A growing industry of technology vendors sells payment accuracy and integrity solutions to health plans. Everest Group’s 2026 Pre-payment Integrity Solutions assessment evaluated 28 providers in this space, reflecting a market that has moved well beyond simple claims editing into AI-driven, platform-based approaches.27Everest Group. Pre-payment Integrity Solutions PEAK Matrix Assessment 2026
Cotiviti, which Everest Group ranked as its highest-designated leader for market impact for the fourth consecutive year, works with 23 of the top 25 national payers and reported preventing or correcting more than $10 billion in claims payment errors in 2025.28Cotiviti. Ensure Claim Accuracy Machinify, formed through a $5 billion series of mergers in January 2025 that combined Machinify’s AI platform with The Rawlings Group, Apixio’s payment integrity business, and Varis, serves more than 85 health plans (including 18 of the top 20) and reports over $6 billion in annual cost avoidance and recoveries.29Machinify. AI Operating System for Healthcare Payment Integrity Availity takes a different approach, operating at the “intelligent gateway” level to catch errors at the point of claim submission — before the claim even enters a payer’s system — and cites a case study showing a 30% reduction in denials and $500,000 in annual penalty savings for one national payer.30Availity. Availity Payment Accuracy Other major vendors in the space include Optum, Claritev, Codoxo, Zelis, EXL, and Gainwell Technologies.
Artificial intelligence is reshaping how both government programs and private payers approach payment accuracy. Large language models are being used to ingest complex provider contracts stored in varied formats, convert them into machine-readable data, and automatically build contract-based claim edits, allowing health plans to identify errors and overpayments at a scale that manual review cannot match.31Modern Healthcare. Real AI Use Cases Drive Payment Accuracy AI tools also extract clinical terminology from medical records to assist human reviewers in validating coding against medical necessity guidelines, reducing review time and improving consistency. In fraud detection, machine learning analyzes historical claims data to spot patterns — duplicate submissions, sudden spikes in service volume, or suspicious referral networks — that individual claim reviews would miss. Proposed federal legislation, including the Medicare Transaction Fraud Prevention Act, would require Medicare to test AI-trained algorithms and real-time patient notification systems to catch fraudulent claims during processing rather than months or years later.
The GAO has designated “Medicare Program & Improper Payments” as one of its 38 high-risk areas as of February 2025, a designation that signals the need for sustained attention from both the executive branch and Congress.32U.S. GAO. High Risk List The GAO evaluates progress using five criteria: leadership commitment, capacity, the existence of an action plan, monitoring, and demonstrated progress.
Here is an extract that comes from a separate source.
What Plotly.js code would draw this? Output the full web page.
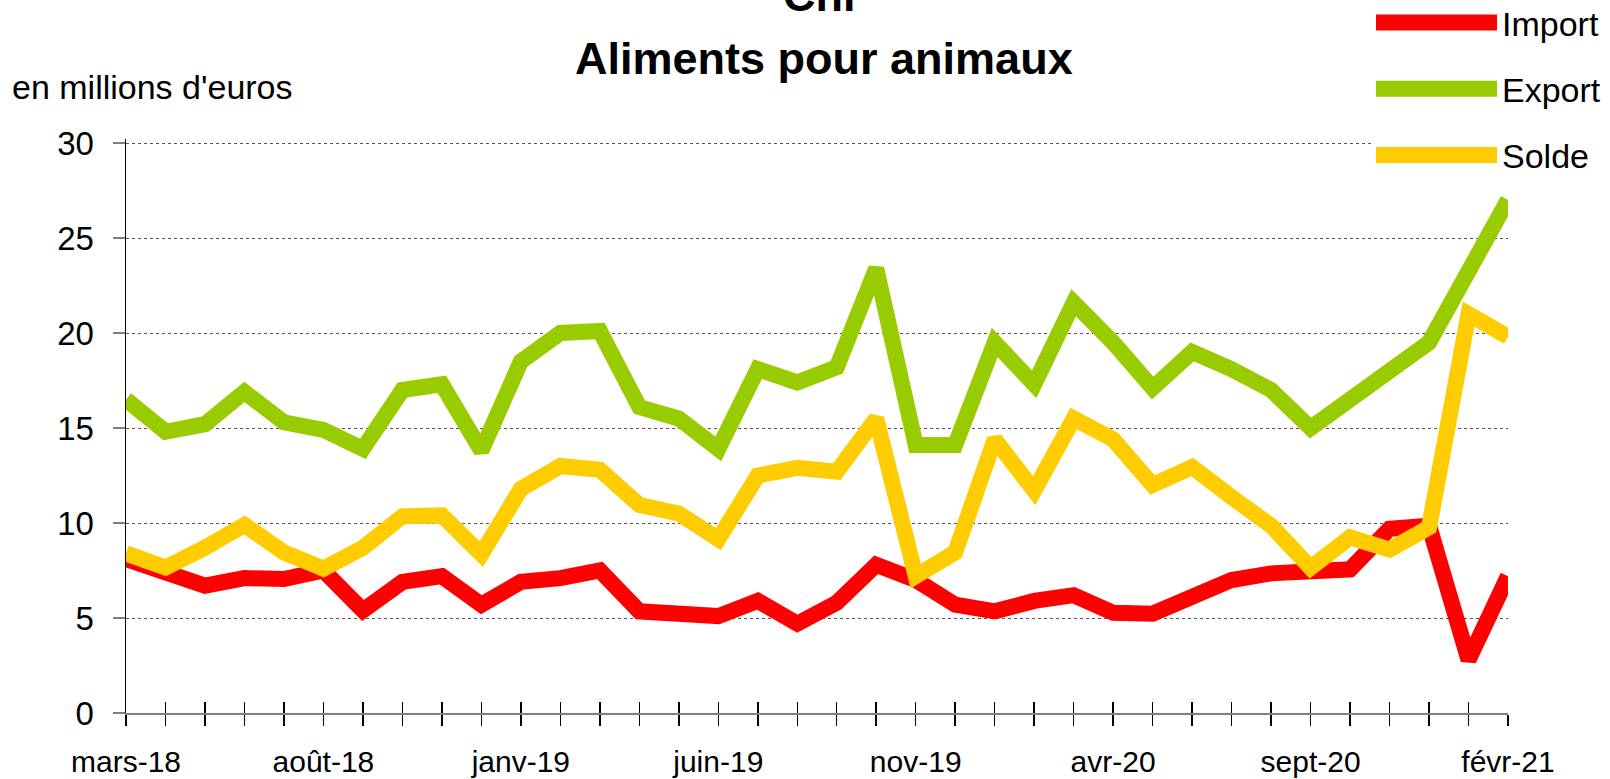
<!DOCTYPE html>
<html>
<head>
<meta charset="utf-8">
<script src="https://cdn.plot.ly/plotly-3.0.1.min.js"></script>
<style>
html, body { margin: 0; padding: 0; background: #ffffff; }
#chart { width: 1610px; height: 779px; }
</style>
</head>
<body>
<div id="chart"></div>
<script>
// ---- data ----
var months = ["mars-18","avr-18","mai-18","juin-18","juil-18","août-18","sept-18","oct-18","nov-18","déc-18",
  "janv-19","févr-19","mars-19","avr-19","mai-19","juin-19","juil-19","août-19","sept-19","oct-19","nov-19","déc-19",
  "janv-20","févr-20","mars-20","avr-20","mai-20","juin-20","juil-20","août-20","sept-20","oct-20","nov-20","déc-20",
  "janv-21","févr-21"];
var importV = [8.1, 7.5, 6.7, 7.1, 7.05, 7.5, 5.4, 6.9, 7.2, 5.7, 6.9, 7.1, 7.5, 5.35, 5.3, 5.1, 5.9, 4.7, 5.8, 7.8,
  7.0, 5.7, 5.35, 5.9, 6.2, 5.27, 5.23, 6.2, 7.0, 7.35, 7.5, 7.56, 9.7, 9.86, 2.8, 7.2];
var exportV = [16.5, 14.8, 15.2, 16.9, 15.3, 14.9, 13.9, 17.0, 17.3, 13.8, 18.5, 20.0, 20.1, 16.1, 15.5, 13.9, 18.1, 17.4,
  18.2, 23.4, 14.1, 14.1, 19.5, 17.3, 21.6, 19.5, 17.1, 19.0, 18.1, 17.0, 15.0, 16.6, 18.0, 19.5, 23.4, 27.0];
var soldeV = [8.4, 7.65, 8.7, 9.9, 8.45, 7.6, 8.7, 10.35, 10.4, 8.36, 11.8, 13.0, 12.8, 10.95, 10.5, 9.15, 12.5, 12.9,
  12.7, 15.5, 7.2, 8.45, 14.4, 11.7, 15.5, 14.4, 12.0, 12.95, 11.36, 9.86, 7.65, 9.24, 8.6, 9.77, 21.0, 19.8];
var seriesNames = ["Import", "Export", "Solde"];
var seriesColors = ["#FF0000", "#99CC00", "#FFCC00"];
var titleLine1 = "Chi";
var titleLine2 = "Aliments pour animaux";
var yTitle = "en millions d'euros";
var yMax = 30;
var labelStep = 5;

var tickText = months.map(function (m, i) { return i % labelStep === 0 ? m : ""; });
var FONT = "'Liberation Sans', Arial, sans-serif";

var traces = [importV, exportV, soldeV].map(function (vals, k) {
  return {
    type: "scatter", mode: "lines", x: months, y: vals, name: seriesNames[k],
    line: { color: seriesColors[k], width: 16 }, legendgroup: "g" + k,
    hoverinfo: "x+y+name"
  };
});
// empty helper trace so that the overlaid axis (inner half of the crossing ticks) is drawn
traces.unshift({ type: "scatter", mode: "lines", x: [], y: [], xaxis: "x2", yaxis: "y",
  showlegend: false, hoverinfo: "skip" });

// plot frame: value 0 at y=713 px, value 30 at y=143 px; a little head room keeps the top grid line
var PT = 139, PB = 66, PH = 779 - PT - PB;
var yTop = yMax * PH / (713 - 143);
function py(pix) { return (779 - PB - pix) / PH; }
function px(pix) { return (pix - 126) / (1610 - 126 - 102); }

var layout = {
  width: 1610, height: 779,
  margin: { l: 126, r: 102, t: PT, b: PB, pad: 0, autoexpand: false },
  paper_bgcolor: "#ffffff", plot_bgcolor: "#ffffff",
  font: { family: FONT, color: "#000000", size: 30 },
  showlegend: true,
  legend: {
    x: px(1371), xanchor: "left", y: py(-6), yanchor: "top",
    bgcolor: "#ffffff", borderwidth: 0,
    font: { family: FONT, size: 34, color: "#000000" },
    itemwidth: 121, tracegroupgap: 19, traceorder: "grouped"
  },
  xaxis: {
    type: "category", range: [0, 35],
    tickmode: "array", tickvals: months, ticktext: tickText,
    ticks: "outside", ticklen: 11, tickwidth: 1.5, tickcolor: "#000000",
    showline: true, linecolor: "#808080", linewidth: 2,
    showgrid: false, zeroline: false,
    tickfont: { family: FONT, size: 30, color: "#000000" },
    ticklabelstandoff: 10, tickangle: 0, automargin: false, fixedrange: true
  },
  xaxis2: {
    type: "category", overlaying: "x", matches: "x", anchor: "y", side: "bottom",
    tickmode: "array", tickvals: months,
    ticks: "inside", ticklen: 11, tickwidth: 1.5, tickcolor: "#000000",
    showline: false, showgrid: false, zeroline: false, showticklabels: false, fixedrange: true
  },
  yaxis: {
    range: [0, yTop], tickmode: "array", tickvals: [0, 5, 10, 15, 20, 25, 30],
    ticks: "outside", ticklen: 12, tickwidth: 1.5, tickcolor: "#808080",
    showline: true, linecolor: "#000000", linewidth: 1.5,
    showgrid: true, gridcolor: "#555555", gridwidth: 1, griddash: "dot",
    zeroline: false,
    tickfont: { family: FONT, size: 33, color: "#000000" },
    ticklabelstandoff: 12, automargin: false, fixedrange: true
  },
  title: {
    text: titleLine2, x: 813 / 1610, xanchor: "center", xref: "paper",
    y: 1 - 58 / 779, yanchor: "middle", yref: "container",
    font: { family: FONT, size: 45, color: "#000000", weight: "bold" }
  },
  annotations: [
    {
      text: "<b>" + titleLine1 + "</b>", xref: "paper", yref: "paper",
      x: px(820), xanchor: "center", y: py(-4), yanchor: "middle",
      showarrow: false, font: { family: FONT, size: 45, color: "#000000" }
    },
    {
      text: yTitle, xref: "paper", yref: "paper",
      x: px(10), xanchor: "left", y: py(87), yanchor: "middle",
      showarrow: false, font: { family: FONT, size: 34, color: "#000000" }
    }
  ]
};

Plotly.newPlot("chart", traces, layout, { displayModeBar: false, staticPlot: true }).then(function (gd) {
  // legend swatches as thick as the plotted lines
  gd.querySelectorAll(".legend .js-line").forEach(function (p) {
    p.style.strokeWidth = "16px";
  });
});
</script>
</body>
</html>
In its June 2026 report, the GAO identified seven agencies with programs reporting improper payment rates of 10% or higher for two to four consecutive fiscal years and found that five of those agencies — the Departments of Labor, Education, Health and Human Services, Treasury, and Agriculture — lacked sufficient documented processes to ensure consistent, timely reporting of their noncompliance to Congress and the GAO.2U.S. GAO. Improper Payments: Additional Actions Needed to Improve Transparency of Noncompliant Programs The GAO issued six new recommendations: one to OMB to clarify its guidance on noncompliance reporting, and one to each of the five agencies to design and implement documented tracking processes. All five agencies agreed with the recommendations. OMB did not respond. All six recommendations remain open.